What are The 4 Stages of Employee Development?

Employee development is a continuous process that helps people grow in their roles while supporting business success. Companies that invest in development often see better engagement, stronger retention, and improved performance. Employees also feel more motivated when they can see a clear path for learning and career growth.

Understanding the four stages of employee development helps organizations build a more structured and effective approach. Instead of treating development as a one-time training session, businesses can create a long-term system that supports employees from onboarding to leadership readiness.

Here are the four key stages of employee development.

1. Assessment and Discovery

The first stage begins with understanding where employees currently stand. This includes identifying skill gaps, strengths, career interests, and performance challenges. Without proper assessment, development efforts can become too general and fail to deliver real results.

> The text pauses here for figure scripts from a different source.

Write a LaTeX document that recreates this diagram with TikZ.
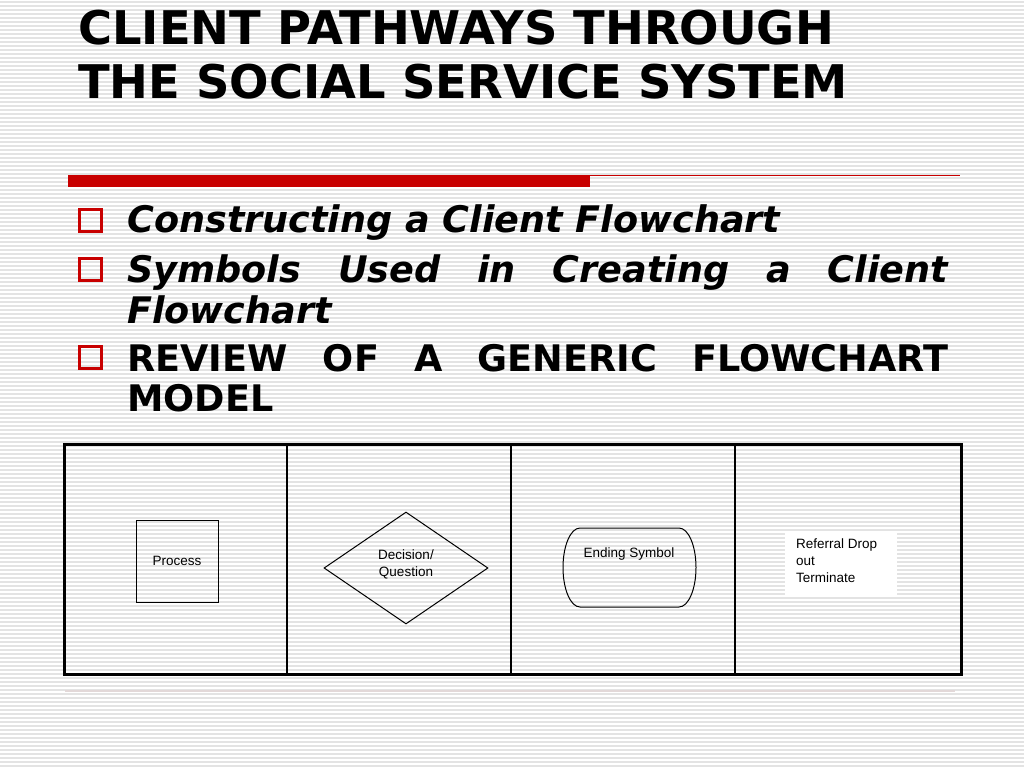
\documentclass[tikz,border=0pt]{standalone}
\usepackage{fontspec}
\setmainfont{DejaVu Sans}
\newfontfamily\arialfont{Liberation Sans}
\usetikzlibrary{shapes.geometric}
\definecolor{slidered}{HTML}{C80000}
\definecolor{stripecol}{HTML}{E3E3E3}
\definecolor{softline}{HTML}{E2D8D8}
\begin{document}
\begin{tikzpicture}[x=1pt,y=-1pt,
  titletext/.style={anchor=base west, inner sep=0pt, font=\fontsize{46.4}{50}\selectfont\bfseries},
  bullettext/.style={anchor=base west, inner sep=0pt, font=\fontsize{36.6}{40}\selectfont\bfseries},
  bulletsq/.style={draw=slidered, line width=3pt, minimum size=22pt, inner sep=0pt},
  shapeline/.style={draw=black, line width=1pt},
  smalltext/.style={font=\arialfont\fontsize{13.5}{17}\selectfont, inner sep=0pt},
]
\useasboundingbox (0,0) rectangle (1024,768);
\fill[white] (0,0) rectangle (1024,768);
\foreach \k in {0,...,191} \draw[stripecol, line width=1.3pt] (0,{4*\k+2}) -- (1024,{4*\k+2});

% title
\node[titletext] (t1) at (78,45) {CLIENT PATHWAYS THROUGH};
\node[titletext] (t2) at (78,98) {THE SOCIAL SERVICE SYSTEM};

% red rule
\fill[slidered] (68,175) rectangle (590,187);
\draw[slidered, line width=1.5pt] (590,175.5) -- (960,175.5);

% bullets
\node[bulletsq] (s1) at (90,220) {};
\node[bulletsq] (s2) at (90,269) {};
\node[bulletsq] (s3) at (90,357) {};
\node[bullettext] (b1) at (127,232) {\itshape Constructing a Client Flowchart};
\node[bullettext] (b2a) at (127,282) {\itshape\makebox[821pt][s]{Symbols Used in Creating a Client}};
\node[bullettext] (b2b) at (127,323) {\itshape Flowchart};
\node[bullettext] (b3a) at (127,371) {\makebox[821pt][s]{REVIEW OF A GENERIC FLOWCHART}};
\node[bullettext] (b3b) at (127,411) {MODEL};

% table
\node[draw=black, line width=3pt, minimum width=897pt, minimum height=230pt, anchor=north west, inner sep=0pt] (tbl) at (63,443) {};
\foreach \x in {287,511,735} \draw[black, line width=1.6pt] (\x,443) -- (\x,673);

% process
\node[shapeline, minimum size=82pt, smalltext] (proc) at (177,561) {Process};

% decision
\node[diamond, shapeline, minimum width=164pt, minimum height=112pt, inner sep=0pt] (dec) at (406,568) {};
\node[smalltext, align=center] (declbl) at (406,564.5) {Decision/\\Question};

% ending symbol
\node[minimum width=133pt, minimum height=79pt, inner sep=0pt] (ends) at (629.5,567.5) {};
\draw[shapeline] (580,528) -- (679,528)
  .. controls (688.4,528) and (696,545.7) .. (696,567.5)
  .. controls (696,589.3) and (688.4,607) .. (679,607)
  -- (580,607)
  .. controls (570.6,607) and (563,589.3) .. (563,567.5)
  .. controls (563,545.7) and (570.6,528) .. cycle;
\node[smalltext] (endlbl) at (629,554.5) {Ending Symbol};

% referral
\node[fill=white, minimum width=112pt, minimum height=65pt, anchor=north west, inner sep=0pt] (refbox) at (785,531) {};
\node[smalltext, align=left, anchor=north west] (reflbl) at (796,539) {Referral Drop\\out\\Terminate};

% bottom rule
\draw[softline, line width=1.5pt] (65,691) -- (955,691);
\end{tikzpicture}
\end{document}
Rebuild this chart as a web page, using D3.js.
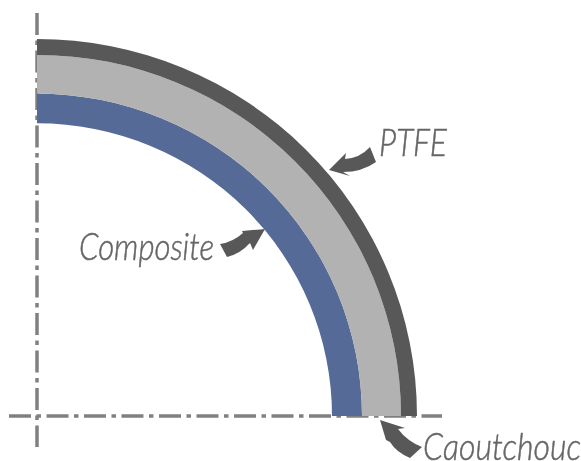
<!DOCTYPE html>
<html>
<head>
<meta charset="utf-8">
<script src="https://cdn.jsdelivr.net/npm/d3@7"></script>
<style>
  html, body { margin: 0; padding: 0; background: #fff; overflow: hidden; }
  svg { display: block; }
  text { font-family: Lato, "Open Sans", sans-serif; font-style: italic; font-weight: 300; fill: #666; stroke: #666; stroke-width: 0.5; }
</style>
</head>
<body>
<div id="visbox"></div>
<script>
// layers of the pipe wall, inside to outside
const layers = ["Composite", "Caoutchouc", "PTFE"];
const innerRadius = [295, 325, 364];
const outerRadius = [325, 364, 380];

const labels = ["Composite", "PTFE", "Caoutchouc"];

const width = 581;
const height = 461;
const center = { x: 37, y: 416 };

const svg = d3.select("#visbox").append("svg")
  .attr("width", width)
  .attr("height", height);

svg.append("defs").append("filter")
  .attr("id", "soft")
  .append("feGaussianBlur")
  .attr("stdDeviation", 0.6);

const chart = svg.append("g").attr("filter", "url(#soft)");

const radius = d3.scaleLinear().domain([0, 380]).range([0, 380]);
const color = d3.scaleOrdinal()
  .domain(layers)
  .range(["#556a96", "#b1b2b1", "#595959"]);

// centre lines
const axisStyle = (sel) => sel
  .attr("stroke", "#808080")
  .attr("stroke-width", 3.5)
  .attr("stroke-dasharray", "22 5.5 4.5 5.5");

chart.append("line")
  .attr("x1", center.x).attr("x2", center.x)
  .attr("y1", 13).attr("y2", 447)
  .call(axisStyle);

chart.append("line")
  .attr("x1", 9).attr("x2", 442)
  .attr("y1", center.y).attr("y2", center.y)
  .call(axisStyle);

// quarter rings
const arc = d3.arc()
  .innerRadius((d, i) => radius(innerRadius[i]))
  .outerRadius((d, i) => radius(outerRadius[i]))
  .startAngle(0)
  .endAngle(Math.PI / 2);

chart.append("g")
  .attr("transform", `translate(${center.x},${center.y}) scale(1,0.992)`)
  .selectAll("path")
  .data(layers)
  .join("path")
  .attr("d", arc)
  .attr("fill", (d) => color(d));

// curved arrows pointing at each layer
const arrows = [
  "M220,244 Q233,242 243,233 L242,231 L265,229 L253,250 L250,243 Q240,254 227,257 Z",
  "M329,170 L346,153 L345,159 Q360,158 370,147 L376,162 Q362,172 343,172 L350,176 Z",
  "M380,420 L405,428 L398,429 Q407,441 422,447 L410,458 Q396,452 390,442 L386,440 Z"
];

chart.append("g")
  .selectAll("path")
  .data(arrows)
  .join("path")
  .attr("d", (d) => d)
  .attr("fill", "#595959");

const labelPos = [
  { x: 79, y: 260, len: 135 },
  { x: 379, y: 156, len: 68 },
  { x: 423, y: 460, len: 158 }
];

chart.append("g")
  .selectAll("text")
  .data(labels)
  .join("text")
  .attr("x", (d, i) => labelPos[i].x)
  .attr("y", (d, i) => labelPos[i].y)
  .attr("font-size", 37)
  .attr("textLength", (d, i) => labelPos[i].len)
  .attr("lengthAdjust", "spacingAndGlyphs")
  .text((d) => d);
</script>
</body>
</html>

Organizations can use performance reviews, manager feedback, self-assessments, and skills evaluations to gather insights. This stage should also connect employee development with business goals. For example, if the company plans to expand into new markets, employees may need stronger communication, leadership, or technical skills.

The goal is to create clarity. Both the employee and the organization should understand what needs improvement and what opportunities for growth exist.

2. Planning and Goal Setting

Once development needs are clear, the next step is creating a structured plan. This often takes the form of an Individual Development Plan, also known as an IDP. A strong plan outlines learning goals, timelines, and the support needed to achieve progress.

Development plans should be personalized rather than generic. A junior employee may need foundational skill building, while a manager may need leadership coaching or strategic thinking development.

Clear goals are important in this stage. Employees should know what success looks like and how progress will be measured. For example, a goal could be improving presentation skills, preparing for a promotion, or becoming ready to lead a team.

Planning gives direction and helps development become intentional instead of reactive.

3. Learning and Application

This is the stage where actual development happens. Employees participate in learning activities designed to help them grow. This can include workshops, online learning, mentoring, coaching, cross-functional projects, and stretch assignments.

The most effective development does not happen only in classrooms. On-the-job learning often creates stronger results because employees can apply new skills immediately. For example, someone learning leadership may benefit more from leading a project than from attending a single seminar.

Managers play a major role here by providing guidance, encouragement, and regular feedback. Learning becomes stronger when employees can reflect on their experiences and adjust their approach in real time.

The focus should always be practical application, not just knowledge transfer.

4. Evaluation and Continuous Improvement

The final stage is measuring progress and making improvements. Development should not end after training is completed. Organizations need to evaluate whether employees are actually improving and whether the development efforts are supporting business outcomes.

This can be tracked through performance reviews, employee engagement, promotion readiness, retention rates, and productivity improvements. Feedback from managers and employees also helps identify what is working and what needs adjustment.

Sometimes development plans need to change because business priorities shift or employees take on new responsibilities. Continuous improvement ensures development remains relevant and valuable over time.

This stage also helps companies measure return on investment. Strong employee development should lead to better performance, stronger leadership pipelines, and long-term organizational growth.

Final Thoughts

The four stages of employee development are assessment, planning, learning, and evaluation. Each stage plays an important role in helping employees grow with purpose and confidence.

When organizations follow this structure, development becomes more than a training program. It becomes part of the company culture. Employees feel supported, managers become better coaches, and businesses build stronger teams for the future.

A thoughtful employee development process creates benefits for everyone involved, making it one of the smartest long-term investments a company can make.